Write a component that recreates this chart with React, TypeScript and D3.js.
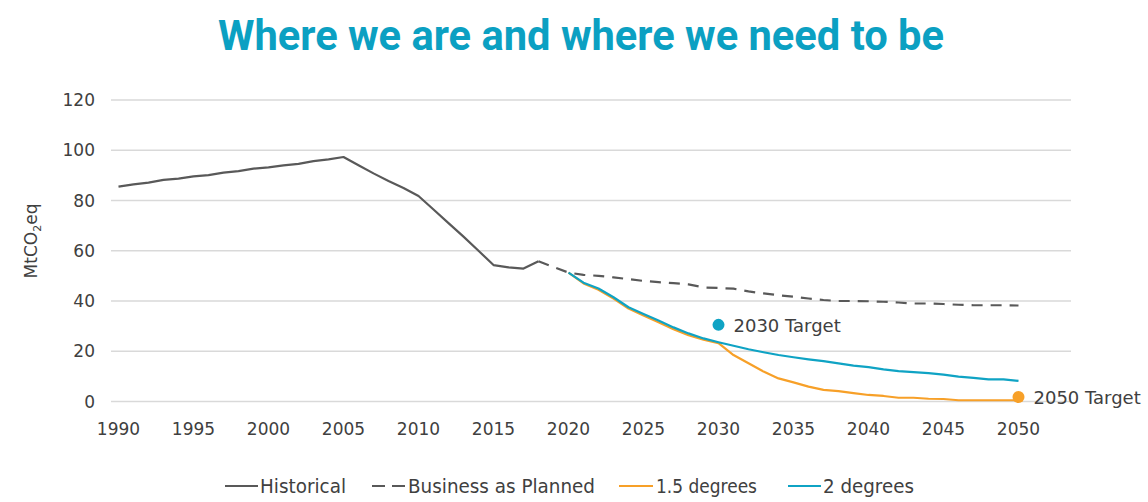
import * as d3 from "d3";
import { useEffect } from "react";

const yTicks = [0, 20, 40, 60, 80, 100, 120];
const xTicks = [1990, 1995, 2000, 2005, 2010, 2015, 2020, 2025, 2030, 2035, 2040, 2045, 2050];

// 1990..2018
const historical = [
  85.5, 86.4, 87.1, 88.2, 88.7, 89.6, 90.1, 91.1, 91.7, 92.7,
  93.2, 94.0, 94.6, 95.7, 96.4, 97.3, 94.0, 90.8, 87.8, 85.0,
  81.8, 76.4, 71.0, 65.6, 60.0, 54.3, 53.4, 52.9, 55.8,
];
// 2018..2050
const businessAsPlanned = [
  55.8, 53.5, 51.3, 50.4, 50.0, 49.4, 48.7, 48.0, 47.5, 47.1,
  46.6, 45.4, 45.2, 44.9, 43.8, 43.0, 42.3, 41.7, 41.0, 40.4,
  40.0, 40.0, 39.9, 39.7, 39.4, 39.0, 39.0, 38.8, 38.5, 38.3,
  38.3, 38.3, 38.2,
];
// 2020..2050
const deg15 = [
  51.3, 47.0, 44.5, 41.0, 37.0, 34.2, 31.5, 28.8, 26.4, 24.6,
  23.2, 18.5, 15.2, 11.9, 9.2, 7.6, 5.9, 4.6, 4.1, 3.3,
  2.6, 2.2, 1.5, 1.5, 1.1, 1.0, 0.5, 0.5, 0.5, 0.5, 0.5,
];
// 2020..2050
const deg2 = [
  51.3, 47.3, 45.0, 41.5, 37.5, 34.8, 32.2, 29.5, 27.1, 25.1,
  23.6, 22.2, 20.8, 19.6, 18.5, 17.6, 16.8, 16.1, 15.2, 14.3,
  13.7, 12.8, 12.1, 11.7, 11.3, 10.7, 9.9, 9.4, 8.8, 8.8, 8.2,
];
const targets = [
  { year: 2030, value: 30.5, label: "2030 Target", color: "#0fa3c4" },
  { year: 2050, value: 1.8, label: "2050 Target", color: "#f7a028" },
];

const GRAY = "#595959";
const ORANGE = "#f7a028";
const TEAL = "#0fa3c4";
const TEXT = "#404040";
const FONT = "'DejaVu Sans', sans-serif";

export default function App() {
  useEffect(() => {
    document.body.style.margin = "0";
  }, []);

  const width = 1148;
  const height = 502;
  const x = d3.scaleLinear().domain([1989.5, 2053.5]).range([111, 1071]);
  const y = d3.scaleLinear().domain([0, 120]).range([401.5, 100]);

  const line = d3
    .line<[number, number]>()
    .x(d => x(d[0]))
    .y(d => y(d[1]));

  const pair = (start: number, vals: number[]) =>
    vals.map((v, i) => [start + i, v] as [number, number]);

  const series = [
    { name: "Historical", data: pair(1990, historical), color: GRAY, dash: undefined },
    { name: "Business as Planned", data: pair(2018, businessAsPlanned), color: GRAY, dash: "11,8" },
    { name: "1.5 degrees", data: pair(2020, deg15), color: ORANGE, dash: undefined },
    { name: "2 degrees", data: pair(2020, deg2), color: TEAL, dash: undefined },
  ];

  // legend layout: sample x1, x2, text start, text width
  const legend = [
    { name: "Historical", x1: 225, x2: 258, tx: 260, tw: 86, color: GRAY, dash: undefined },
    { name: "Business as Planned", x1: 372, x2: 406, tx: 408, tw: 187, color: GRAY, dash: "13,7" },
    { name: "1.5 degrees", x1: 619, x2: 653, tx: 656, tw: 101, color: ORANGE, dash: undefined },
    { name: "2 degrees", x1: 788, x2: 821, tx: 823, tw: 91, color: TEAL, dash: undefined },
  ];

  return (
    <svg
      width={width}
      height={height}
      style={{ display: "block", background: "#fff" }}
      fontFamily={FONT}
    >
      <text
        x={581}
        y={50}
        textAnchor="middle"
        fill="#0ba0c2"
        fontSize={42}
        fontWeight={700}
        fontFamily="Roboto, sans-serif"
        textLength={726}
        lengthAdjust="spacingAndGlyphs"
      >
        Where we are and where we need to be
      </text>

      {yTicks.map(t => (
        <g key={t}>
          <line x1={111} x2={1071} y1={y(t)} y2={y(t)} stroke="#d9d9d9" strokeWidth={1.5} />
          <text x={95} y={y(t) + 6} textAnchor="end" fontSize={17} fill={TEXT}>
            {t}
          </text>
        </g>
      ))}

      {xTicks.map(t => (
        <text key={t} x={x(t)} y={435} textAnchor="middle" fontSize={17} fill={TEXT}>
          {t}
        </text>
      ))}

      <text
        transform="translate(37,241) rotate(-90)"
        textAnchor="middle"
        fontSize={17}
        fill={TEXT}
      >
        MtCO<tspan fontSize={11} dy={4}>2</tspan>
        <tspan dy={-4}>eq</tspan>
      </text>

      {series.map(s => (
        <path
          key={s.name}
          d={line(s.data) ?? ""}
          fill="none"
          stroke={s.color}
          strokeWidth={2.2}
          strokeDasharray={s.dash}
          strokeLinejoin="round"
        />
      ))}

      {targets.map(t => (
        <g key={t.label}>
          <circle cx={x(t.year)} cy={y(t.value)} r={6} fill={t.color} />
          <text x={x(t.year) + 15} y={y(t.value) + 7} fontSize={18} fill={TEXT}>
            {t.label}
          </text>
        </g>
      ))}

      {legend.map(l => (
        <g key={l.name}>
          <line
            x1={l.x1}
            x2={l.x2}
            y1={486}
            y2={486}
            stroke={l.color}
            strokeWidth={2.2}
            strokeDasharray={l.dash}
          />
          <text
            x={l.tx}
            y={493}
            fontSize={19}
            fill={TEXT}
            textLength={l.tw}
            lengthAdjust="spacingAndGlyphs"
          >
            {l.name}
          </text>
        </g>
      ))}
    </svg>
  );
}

==

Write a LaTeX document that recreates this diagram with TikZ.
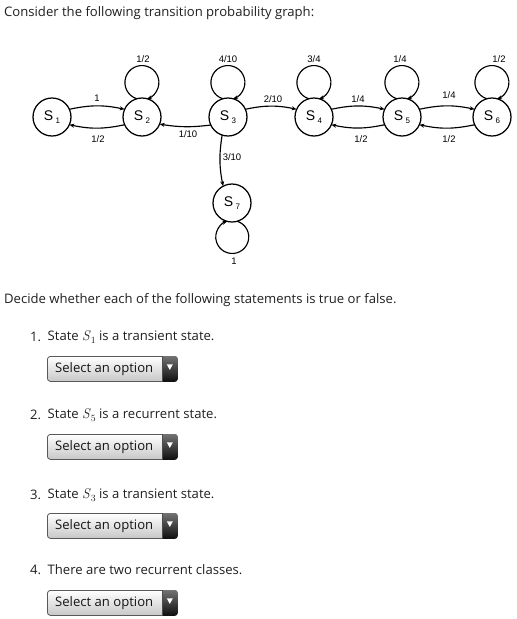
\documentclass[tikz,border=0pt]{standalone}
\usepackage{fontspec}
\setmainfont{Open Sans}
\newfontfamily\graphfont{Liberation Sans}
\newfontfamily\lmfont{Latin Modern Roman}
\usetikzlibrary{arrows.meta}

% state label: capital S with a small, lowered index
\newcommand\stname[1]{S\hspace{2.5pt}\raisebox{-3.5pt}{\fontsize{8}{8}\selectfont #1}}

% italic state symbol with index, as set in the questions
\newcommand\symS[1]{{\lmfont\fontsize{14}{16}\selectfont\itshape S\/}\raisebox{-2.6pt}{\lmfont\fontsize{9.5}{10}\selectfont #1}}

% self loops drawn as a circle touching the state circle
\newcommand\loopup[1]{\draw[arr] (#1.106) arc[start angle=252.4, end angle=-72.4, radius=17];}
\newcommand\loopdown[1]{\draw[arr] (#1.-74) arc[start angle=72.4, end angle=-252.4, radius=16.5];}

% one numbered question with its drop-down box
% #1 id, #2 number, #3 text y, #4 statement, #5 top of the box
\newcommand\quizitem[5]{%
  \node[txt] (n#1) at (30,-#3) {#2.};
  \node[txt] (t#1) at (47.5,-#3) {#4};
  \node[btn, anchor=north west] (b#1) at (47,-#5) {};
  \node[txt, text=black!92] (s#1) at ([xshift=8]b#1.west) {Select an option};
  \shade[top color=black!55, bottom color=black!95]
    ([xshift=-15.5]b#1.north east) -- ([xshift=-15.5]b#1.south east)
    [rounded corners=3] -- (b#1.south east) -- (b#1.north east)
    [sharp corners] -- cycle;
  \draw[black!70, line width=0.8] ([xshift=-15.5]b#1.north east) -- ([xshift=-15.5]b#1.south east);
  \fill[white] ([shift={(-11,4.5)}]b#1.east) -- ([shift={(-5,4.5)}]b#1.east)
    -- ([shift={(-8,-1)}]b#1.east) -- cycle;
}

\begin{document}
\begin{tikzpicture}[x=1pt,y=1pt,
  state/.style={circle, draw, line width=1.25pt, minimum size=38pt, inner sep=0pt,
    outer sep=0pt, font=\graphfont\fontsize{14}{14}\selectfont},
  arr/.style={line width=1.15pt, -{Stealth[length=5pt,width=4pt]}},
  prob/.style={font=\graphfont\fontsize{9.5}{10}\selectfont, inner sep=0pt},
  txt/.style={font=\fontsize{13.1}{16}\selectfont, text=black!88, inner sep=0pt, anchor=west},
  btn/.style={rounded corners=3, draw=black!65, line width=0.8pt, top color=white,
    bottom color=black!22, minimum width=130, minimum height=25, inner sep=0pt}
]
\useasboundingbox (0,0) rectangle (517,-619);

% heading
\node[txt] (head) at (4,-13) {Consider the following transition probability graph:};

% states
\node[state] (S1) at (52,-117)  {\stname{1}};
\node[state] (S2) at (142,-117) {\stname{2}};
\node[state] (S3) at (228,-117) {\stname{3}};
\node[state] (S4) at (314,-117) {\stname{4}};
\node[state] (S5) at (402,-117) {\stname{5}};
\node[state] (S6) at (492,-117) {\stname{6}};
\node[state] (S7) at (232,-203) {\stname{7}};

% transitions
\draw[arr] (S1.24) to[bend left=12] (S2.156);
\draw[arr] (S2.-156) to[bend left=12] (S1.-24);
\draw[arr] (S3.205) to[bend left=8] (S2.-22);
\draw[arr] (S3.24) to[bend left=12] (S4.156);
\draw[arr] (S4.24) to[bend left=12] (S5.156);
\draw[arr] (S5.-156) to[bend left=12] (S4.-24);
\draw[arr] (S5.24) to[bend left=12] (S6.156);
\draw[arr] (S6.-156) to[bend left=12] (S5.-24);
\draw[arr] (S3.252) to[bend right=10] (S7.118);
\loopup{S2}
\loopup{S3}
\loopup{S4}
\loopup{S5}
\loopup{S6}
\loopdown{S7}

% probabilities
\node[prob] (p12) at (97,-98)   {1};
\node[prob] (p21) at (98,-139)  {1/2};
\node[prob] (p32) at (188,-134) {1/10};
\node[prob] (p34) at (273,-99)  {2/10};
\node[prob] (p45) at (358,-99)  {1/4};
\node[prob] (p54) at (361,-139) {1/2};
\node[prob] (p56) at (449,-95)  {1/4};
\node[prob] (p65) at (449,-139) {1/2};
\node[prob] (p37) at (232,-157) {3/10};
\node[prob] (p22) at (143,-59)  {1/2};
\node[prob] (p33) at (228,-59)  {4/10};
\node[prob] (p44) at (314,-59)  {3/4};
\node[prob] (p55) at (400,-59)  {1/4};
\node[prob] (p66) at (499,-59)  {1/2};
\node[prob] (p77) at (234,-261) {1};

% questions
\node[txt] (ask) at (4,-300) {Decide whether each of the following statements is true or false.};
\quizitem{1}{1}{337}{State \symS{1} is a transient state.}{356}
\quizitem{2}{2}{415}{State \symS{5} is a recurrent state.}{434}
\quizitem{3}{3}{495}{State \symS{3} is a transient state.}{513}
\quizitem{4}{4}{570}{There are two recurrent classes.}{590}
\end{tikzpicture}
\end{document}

---

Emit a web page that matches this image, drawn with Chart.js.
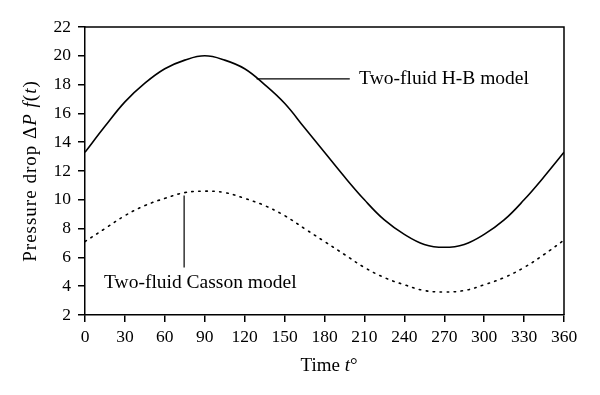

AIM: Pick out the lines containing the string "recreates".

TASK OUTPUT:
Write a component that recreates this chart with React, TypeScript and D3.js.
Write a LaTeX document that recreates this diagram with TikZ.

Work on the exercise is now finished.